APTOS, LLC v. FORMAN MILLS INC.
Supreme Court of New York (2024)
Facts
- The plaintiff, Aptos, LLC, brought a collection action against the defendant, Forman Mills Inc., claiming over $3 million for software services under a long-term services contract.
- The relationship between the parties spanned decades, during which Aptos provided payment processing equipment and software to Forman Mills.
- They entered into a Master Subscription Services Agreement (MSA) on March 13, 2017, which included specific terms for payment and service obligations.
- Following an amendment to the MSA, the service period was extended for an additional five years starting in March 2022, with updated pricing terms.
- However, after Forman Mills was acquired by Shoppers World in June 2023, it ceased payment on outstanding invoices.
- Forman Mills's principal indicated that the company had moved to a different retail system and believed the relationship with Aptos had terminated.
- Aptos alleged that this constituted anticipatory repudiation of the contract.
- The case proceeded in the New York Supreme Court, where Forman Mills moved to dismiss certain counts of the complaint.
- The court ultimately granted the motion in part and denied it in part, allowing the breach of contract claim to proceed while dismissing the promissory estoppel and unjust enrichment claims.
Issue
- The issue was whether Aptos sufficiently alleged anticipatory repudiation by Forman Mills and whether the dismissal of the promissory estoppel and unjust enrichment claims was warranted.
Holding — Chan, J.
- The Supreme Court of New York held that Aptos sufficiently alleged a claim for anticipatory repudiation and denied the motion to dismiss the breach of contract claim, but granted the motion to dismiss the promissory estoppel and unjust enrichment claims.
Rule
- A party may claim anticipatory repudiation if it clearly communicates an intention to forgo performance of its contractual obligations before the time for performance arises, but claims based on promissory estoppel and unjust enrichment are barred by the existence of an express contract governing the same subject matter.
Reasoning
- The court reasoned that Aptos's claims for breach of contract and anticipatory repudiation were adequately supported by allegations that Forman Mills's principal expressed an intention to cease payments and use of Aptos's services, which constituted a clear communication of intent to forgo performance.
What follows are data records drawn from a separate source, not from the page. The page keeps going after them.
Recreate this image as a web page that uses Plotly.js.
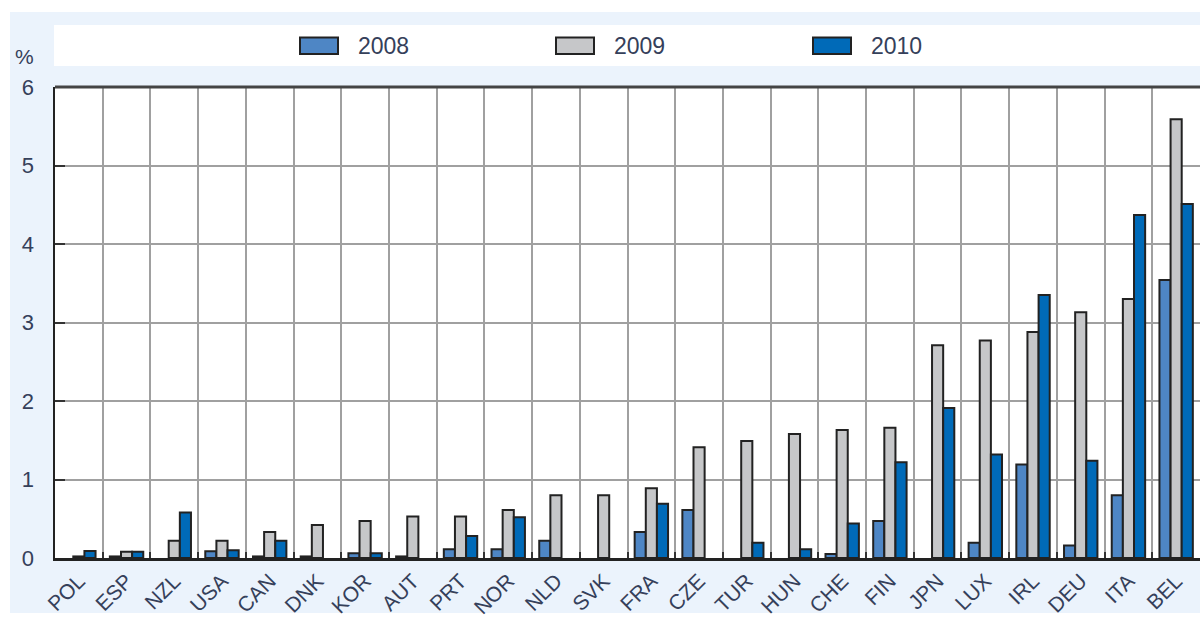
<!DOCTYPE html>
<html>
<head>
<meta charset="utf-8">
<script src="https://cdn.plot.ly/plotly-3.0.1.min.js"></script>
<style>html,body{margin:0;padding:0;background:#fff;}#chart{width:1200px;height:623px;}</style>
</head>
<body>
<div id="chart"></div>
<script>
const categories = ['POL','ESP','NZL','USA','CAN','DNK','KOR','AUT','PRT','NOR','NLD','SVK','FRA','CZE','TUR','HUN','CHE','FIN','JPN','LUX','IRL','DEU','ITA','BEL'];
const seriesNames = ['2008','2009','2010'];
const v2008 = [null,0.02,null,0.085,0.02,0.02,0.06,0.02,0.11,0.11,0.22,null,0.33,0.61,null,null,0.05,0.47,null,0.195,1.19,0.16,0.80,3.54];
const v2009 = [0.02,0.08,0.22,0.22,0.33,0.42,0.47,0.53,0.53,0.61,0.80,0.80,0.89,1.41,1.49,1.58,1.63,1.66,2.71,2.77,2.88,3.13,3.30,5.59];
const v2010 = [0.09,0.08,0.58,0.10,0.22,null,0.06,null,0.28,0.52,null,null,0.69,null,0.195,0.11,0.44,1.22,1.91,1.32,3.35,1.24,4.37,4.51];
const yTicks = [0,1,2,3,4,5,6];
const yUnit = '%';

const colors = ['#4E86C5','#C6C7C9','#006AB8'];
const FONT = '"Liberation Sans Narrow","Liberation Sans",Arial,sans-serif';
const TXT = '#35405a';

// pixel -> paper helpers (plot area: x 55..1200, y 87..558)
const L = 55, R = 0, T = 87, B = 65, W = 1200 - L - R, H = 623 - T - B;
const px = p => (p - L) / W;
const py = p => (623 - B - p) / H;

const seriesVals = [v2008, v2009, v2010];
const traces = seriesVals.map((vals, i) => ({
  type: 'bar',
  name: seriesNames[i],
  x: categories,
  y: vals,
  marker: {color: colors[i], line: {color: '#222222', width: 2}},
  showlegend: false,
  hoverinfo: 'x+y+name'
}));

const shapes = [
  {type:'rect', xref:'paper', yref:'paper', x0:px(0), x1:px(1200), y0:py(12), y1:py(0), fillcolor:'#ffffff', line:{width:0}, layer:'below'},
  {type:'rect', xref:'paper', yref:'paper', x0:px(0), x1:px(10), y0:py(623), y1:py(0), fillcolor:'#ffffff', line:{width:0}, layer:'below'},
  {type:'rect', xref:'paper', yref:'paper', x0:px(0), x1:px(1200), y0:py(623), y1:py(613), fillcolor:'#ffffff', line:{width:0}, layer:'below'},
  {type:'rect', xref:'paper', yref:'paper', x0:px(54), x1:px(1200), y0:py(66), y1:py(25), fillcolor:'#ffffff', line:{width:0}, layer:'below'},
  {type:'line', xref:'paper', yref:'paper', x0:0, x1:1, y0:1, y1:1, line:{color:'#444444', width:3}}
];
const annotations = [
  {xref:'paper', yref:'paper', x:px(24), y:py(56), text:yUnit, showarrow:false, xanchor:'center', yanchor:'middle', font:{family:FONT, size:21, color:TXT}}
];
const legX = [300, 556, 813];
seriesNames.forEach((n, i) => {
  shapes.push({type:'rect', xref:'paper', yref:'paper', x0:px(legX[i]), x1:px(legX[i]+38), y0:py(54), y1:py(37.5), fillcolor:colors[i], line:{color:'#222222', width:2}});
  annotations.push({xref:'paper', yref:'paper', x:px(legX[i]+56), y:py(46), text:n, showarrow:false, xanchor:'left', yanchor:'middle', font:{family:FONT, size:23, color:TXT}});
});

const layout = {
  width: 1200, height: 623,
  margin: {l: L, r: R, t: T, b: B, pad: 0},
  paper_bgcolor: '#EBF3FC',
  plot_bgcolor: '#ffffff',
  barmode: 'group',
  bargap: 0.3,
  bargroupgap: 0,
  showlegend: false,
  xaxis: {
    type: 'category',
    tickson: 'boundaries',
    ticks: 'inside', ticklen: 6, tickwidth: 2, tickcolor: '#333',
    showgrid: true, gridcolor: '#A0A0A0', gridwidth: 2,
    showline: true, linecolor: '#222', linewidth: 2.5,
    tickangle: -45,
    tickfont: {family: FONT, size: 21, color: TXT},
    range: [-0.5, categories.length - 0.5],
    fixedrange: true
  },
  yaxis: {
    range: [0, 6],
    tickvals: yTicks,
    ticktext: yTicks.map(String),
    ticks: 'inside', ticklen: 10, tickwidth: 2, tickcolor: '#333',
    showgrid: true, gridcolor: '#A0A0A0', gridwidth: 2,
    showline: true, linecolor: '#222', linewidth: 2.5,
    zeroline: false,
    ticklabelstandoff: 14,
    tickfont: {family: FONT, size: 22, color: TXT},
    fixedrange: true
  },
  shapes: shapes,
  annotations: annotations
};

Plotly.newPlot('chart', traces, layout, {displayModeBar: false, staticPlot: true});
</script>
</body>
</html>
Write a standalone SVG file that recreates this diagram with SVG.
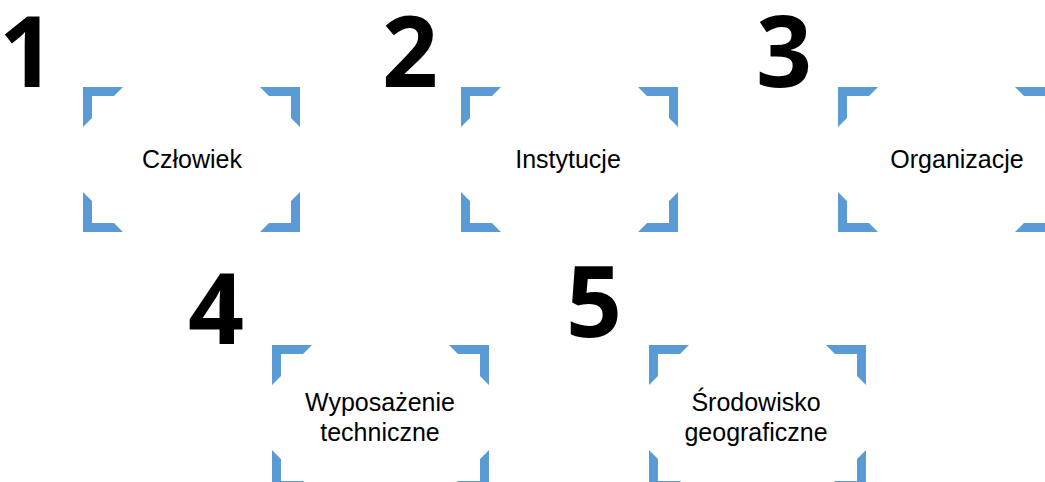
<svg xmlns="http://www.w3.org/2000/svg" xmlns:xlink="http://www.w3.org/1999/xlink" width="1045" height="482" viewBox="0 0 1045 482">
<style>
.num{font-family:"Open Sans","Liberation Sans",Arial,sans-serif;font-weight:bold;font-size:98px;fill:#000;text-anchor:middle}
.lbl{font-family:"Liberation Sans",Arial,sans-serif;font-size:25px;fill:#000;text-anchor:middle}
.br{fill:#5B9BD5}
</style>
<defs>
<path id="c" class="br" d="M0,0 H40 L31,9 H9 V31 L0,40 Z"/>
<g id="frame">
<use xlink:href="#c"/>
<use xlink:href="#c" transform="translate(217,0) scale(-1,1)"/>
<use xlink:href="#c" transform="translate(0,145) scale(1,-1)"/>
<use xlink:href="#c" transform="translate(217,145) scale(-1,-1)"/>
</g>
</defs>
<rect width="1045" height="482" fill="#fff"/>
<g id="connectors"/>
<g id="node1">
<text class="num" x="27" y="87">1</text>
<use xlink:href="#frame" transform="translate(83,87)"/>
<text class="lbl" x="192" y="168">Człowiek</text>
</g>
<g id="node2">
<text class="num" x="410" y="87">2</text>
<use xlink:href="#frame" transform="translate(461,87)"/>
<text class="lbl" x="568" y="168">Instytucje</text>
</g>
<g id="node3">
<text class="num" x="784" y="87">3</text>
<use xlink:href="#frame" transform="translate(838,87)"/>
<text class="lbl" x="957" y="168">Organizacje</text>
</g>
<g id="node4">
<text class="num" x="216" y="344">4</text>
<use xlink:href="#frame" transform="translate(272,345)"/>
<text class="lbl" x="380" y="411">Wyposażenie</text>
<text class="lbl" x="380" y="441">techniczne</text>
</g>
<g id="node5">
<text class="num" x="594" y="337">5</text>
<use xlink:href="#frame" transform="translate(649,345)"/>
<text class="lbl" x="756" y="411">Środowisko</text>
<text class="lbl" x="756" y="441">geograficzne</text>
</g>
</svg>
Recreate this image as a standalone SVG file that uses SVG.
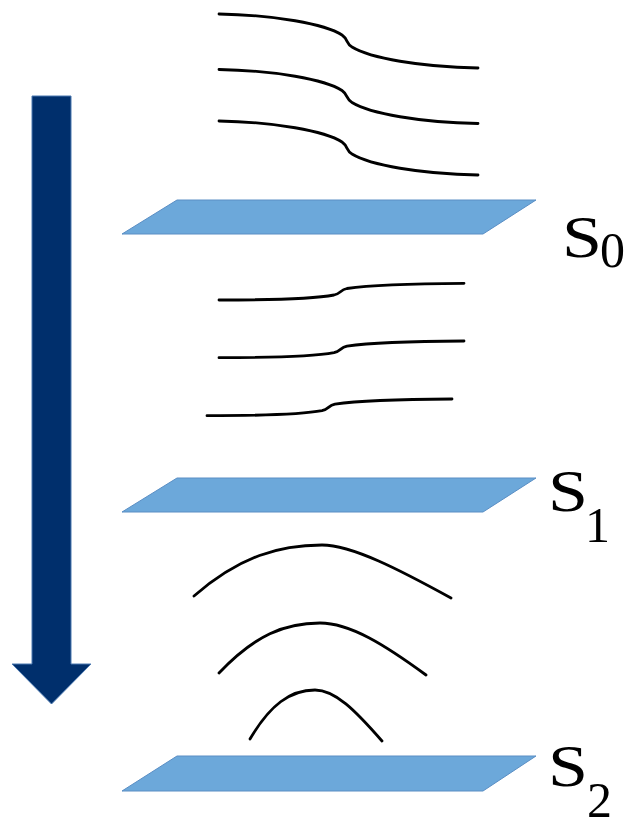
<svg xmlns="http://www.w3.org/2000/svg" width="628" height="823" viewBox="0 0 628 823">
<style>
.plane{fill:#6CA8DA;stroke:#5A8EC4;stroke-width:1}
.line{fill:none;stroke:#000;stroke-width:2.8;stroke-linecap:round}
.lbl{font-family:"Liberation Serif","Times New Roman",serif;fill:#000}
.big{font-size:59px}
.sub{font-size:50px}
</style>
<defs>
<path id="topcurve" d="M219,14 C275,15 325,24 342,35 C348,39 346,44 352,47 C370,58 420,67 478,68"/>
<path id="midcurve" d="M219,300 C270,300 318,298 334,295 C341,293.5 340,290 347,288.5 C370,285 420,283.5 464,283.3"/>
</defs>
<g id="arrow">
<polygon points="32,96 71,96 71,664 91,664 51.5,704 12,664 32,664" fill="#002F6C" stroke="#4A78B0" stroke-width="1"/>
</g>
<g id="lines-top">
<use href="#topcurve" class="line"/>
<use href="#topcurve" class="line" transform="translate(0,55.5)"/>
<use href="#topcurve" class="line" transform="translate(0,107)"/>
</g>
<g id="plane-s0">
<polygon class="plane" points="177,200 536,200 483,234 122,234"/>
<text class="lbl big" transform="translate(562,257) scale(1.22,1)">S</text>
<text class="lbl sub" x="600" y="267">0</text>
</g>
<g id="lines-mid">
<use href="#midcurve" class="line"/>
<use href="#midcurve" class="line" transform="translate(0,57.7)"/>
<use href="#midcurve" class="line" transform="translate(-12,115.7)"/>
</g>
<g id="plane-s1">
<polygon class="plane" points="177,478 536,478 483,512 122,512"/>
<text class="lbl big" transform="translate(548,511) scale(1.22,1)">S</text>
<text class="lbl sub" x="585" y="542">1</text>
</g>
<g id="lines-bottom">
<path class="line" d="M194,596 C240,556 280,545 322,545 C352,545 400,570 451,598"/>
<path class="line" d="M219,673 C255,635 285,623 320,623 C350,623 385,645 426,675"/>
<path class="line" d="M250,739 C270,705 290,690 315,690 C335,690 355,710 382,741"/>
</g>
<g id="plane-s2">
<polygon class="plane" points="177,756 536,756 483,791 122,791"/>
<text class="lbl big" transform="translate(548,786) scale(1.22,1)">S</text>
<text class="lbl sub" x="587" y="817">2</text>
</g>
</svg>
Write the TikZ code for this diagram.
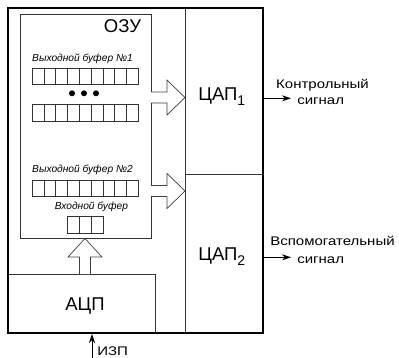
\documentclass[tikz,border=0pt]{standalone}
\usepackage{fontspec}
\setmainfont{Liberation Sans}
\newfontfamily\widesans{Liberation Sans}[FakeStretch=1.2]
\usetikzlibrary{positioning, arrows.meta, calc}

\begin{document}
\begin{tikzpicture}[x=1pt, y=-1pt, line width=0.7pt,
  block/.style={draw=black!80, line width=0.7pt, inner sep=0pt, outer sep=0pt},
  cell/.style={draw=black!80, line width=0.6pt},
  fatarrow/.style={draw=black!75, fill=white, line width=0.7pt, line join=miter},
  bigtext/.style={font=\fontsize{18.5}{20}\selectfont, inner sep=0pt},
  buftext/.style={font=\fontsize{10.2}{11}\selectfont\itshape, inner sep=0pt},
  sigtext/.style={font=\widesans\fontsize{12.5}{14}\selectfont, inner sep=0pt},
  sig/.style={-{Stealth[length=9pt, width=6pt]}, line width=0.8pt}]

\useasboundingbox (0,0) rectangle (399,358);

% ---------- blocks ----------
\node[block, minimum width=131pt, minimum height=224pt] (ram)  at (85.5,126)  {};
\node[block, minimum width=147pt, minimum height=59pt]  (adc)  at (81.5,303.5) {};
\node[block, minimum width=78pt,  minimum height=166pt] (dac1) at (224,91)    {};
\node[block, minimum width=78pt,  minimum height=159pt] (dac2) at (224,253.5) {};

% outer frame
\draw[line width=2pt] (8,8) rectangle (263,333);

% ---------- block labels ----------
\node[bigtext, anchor=base] (ramlbl) at (122.5,33) {ОЗУ};
\node[bigtext, anchor=base] (adclbl) at (85,310)   {АЦП};
\node[bigtext, anchor=base west] (dac1lbl) at (198,101)
  {ЦАП\raisebox{-5pt}{\fontsize{14}{14}\selectfont 1}};
\node[bigtext, anchor=base west] (dac2lbl) at (198,261)
  {ЦАП\raisebox{-5pt}{\fontsize{14}{14}\selectfont 2}};

% ---------- buffers in RAM ----------
\node[buftext, anchor=base] (buf1lbl) at (82.5,62)  {Выходной буфер №1};
\node[buftext, anchor=base] (buf2lbl) at (82.5,173) {Выходной буфер №2};
\node[buftext, anchor=base] (inlbl)   at (91.5,210) {Входной буфер};

\foreach \i in {0,...,8}{
  \draw[cell] ({32+\i*11.8},68)    rectangle ++(11.8,16);
  \draw[cell] ({32+\i*11.8},104.5) rectangle ++(11.8,17);
  \draw[cell] ({32+\i*11.8},180)   rectangle ++(11.8,16.5);
}
\foreach \i in {0,1,2}{\draw[cell] ({67+\i*12},216) rectangle ++(12,17);}

\foreach \x in {72,84,96}{\fill (\x,93.3) circle (3pt);}

% ---------- wide arrows ----------
\draw[fatarrow] (151,92) -- (167,92) -- (167,80) -- (185,97.5)
  -- (167,115) -- (167,103) -- (151,103);
\draw[fatarrow] (151,185.5) -- (167,185.5) -- (167,173.5) -- (185,191)
  -- (167,208.5) -- (167,196.5) -- (151,196.5);
\draw[fatarrow] (79.5,274) -- (79.5,257) -- (68,257) -- (85,238.5)
  -- (102,257) -- (90.5,257) -- (90.5,274);

% ---------- output signals ----------
\coordinate (out1) at (291,98.3);
\coordinate (out2) at (291,257.3);
\draw[sig] (dac1.east |- out1) -- (out1);
\draw[sig] (dac2.east |- out2) -- (out2);

\node[sigtext, anchor=base] (sig1a) at (322.5,88.5) {Контрольный};
\node[sigtext, anchor=base west] (sig1b) at (297,105) {сигнал};
\node[sigtext, anchor=base] (sig2a) at (332.5,246) {Вспомогательный};
\node[sigtext, anchor=base west] (sig2b) at (297,264) {сигнал};

% ---------- supply input ----------
\coordinate (izpin) at (92,358);
\draw[sig] (izpin) -- (92,334);
\node[sigtext, anchor=base west] (izp) at (97,355.5) {ИЗП};

\end{tikzpicture}
\end{document}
- The court acknowledged that anticipatory repudiation occurs when a party indicates it will not fulfill its contractual obligations before performance is due.
- The statements made by Forman Mills's principal, in the context of ceased payments and an ongoing willingness by Aptos to provide services, were deemed sufficient to support a claim for anticipatory breach.
- Conversely, the court found that the promissory estoppel and unjust enrichment claims were barred by the existence of an express contract, as they were based on the same obligations outlined in the MSA.
- Since there was no dispute regarding the applicability of the MSA, the court dismissed those claims.
Deep Dive: How the Court Reached Its Decision
Court's Reasoning on Breach of Contract and Anticipatory Repudiation
The court reasoned that Aptos's allegations sufficiently supported its claim for anticipatory repudiation. Specifically, it considered the statements made by Forman Mills's principal, Sam Dushey, who indicated that the relationship between Aptos and Forman Mills had ceased due to a transition to a different retail system. The court highlighted that anticipatory repudiation occurs when a party indicates, before the time for performance arrives, that it will not fulfill its contractual obligations. Dushey's assertion that Forman Mills would no longer pay Aptos for the remaining three years of the contract demonstrated an unequivocal intention to forgo performance. The court found that these statements, particularly in the context of Forman Mills's cessation of payments and Aptos's readiness to continue providing services, established a plausible claim for anticipatory breach. Thus, the court denied Forman Mills's motion to dismiss the breach of contract claim, allowing it to proceed based on the allegations of anticipatory repudiation.
Court's Reasoning on Promissory Estoppel and Unjust Enrichment
In examining the claims for promissory estoppel and unjust enrichment, the court determined that these claims were barred by the existence of an express contract between the parties. It noted that both claims relied on the same obligations outlined in the Master Subscription Services Agreement (MSA) and its amendment. The court asserted that a claim for unjust enrichment cannot proceed when an express contract governs the subject matter, as is the case here. Additionally, the court recognized that while a plaintiff may plead quasi-contract claims in the alternative to a breach of contract claim, this was not applicable because there was no dispute regarding the existence or applicability of the MSA. Forman Mills acknowledged that the MSA governed the relationship, thereby eliminating any basis for asserting quasi-contract claims. Consequently, the court granted the motion to dismiss the claims for promissory estoppel and unjust enrichment, as they were effectively duplicative of the breach of contract claim.
Conclusion of the Court
The court's decision reflected its commitment to upholding contractual agreements while distinguishing between valid claims for breach of contract and those that sought recovery based on quasi-contractual theories. By denying the motion to dismiss the breach of contract claim, the court recognized the importance of protecting parties from anticipatory repudiation, ensuring that a clear communication of intent not to perform is actionable. Conversely, the dismissal of the promissory estoppel and unjust enrichment claims reinforced the principle that an express contract supersedes any implied or quasi-contractual obligations when the terms are clear and undisputed. This decision highlighted the court's role in discerning the appropriate legal theories applicable to contractual disputes, ultimately favoring the enforcement of the obligations set forth in the MSA.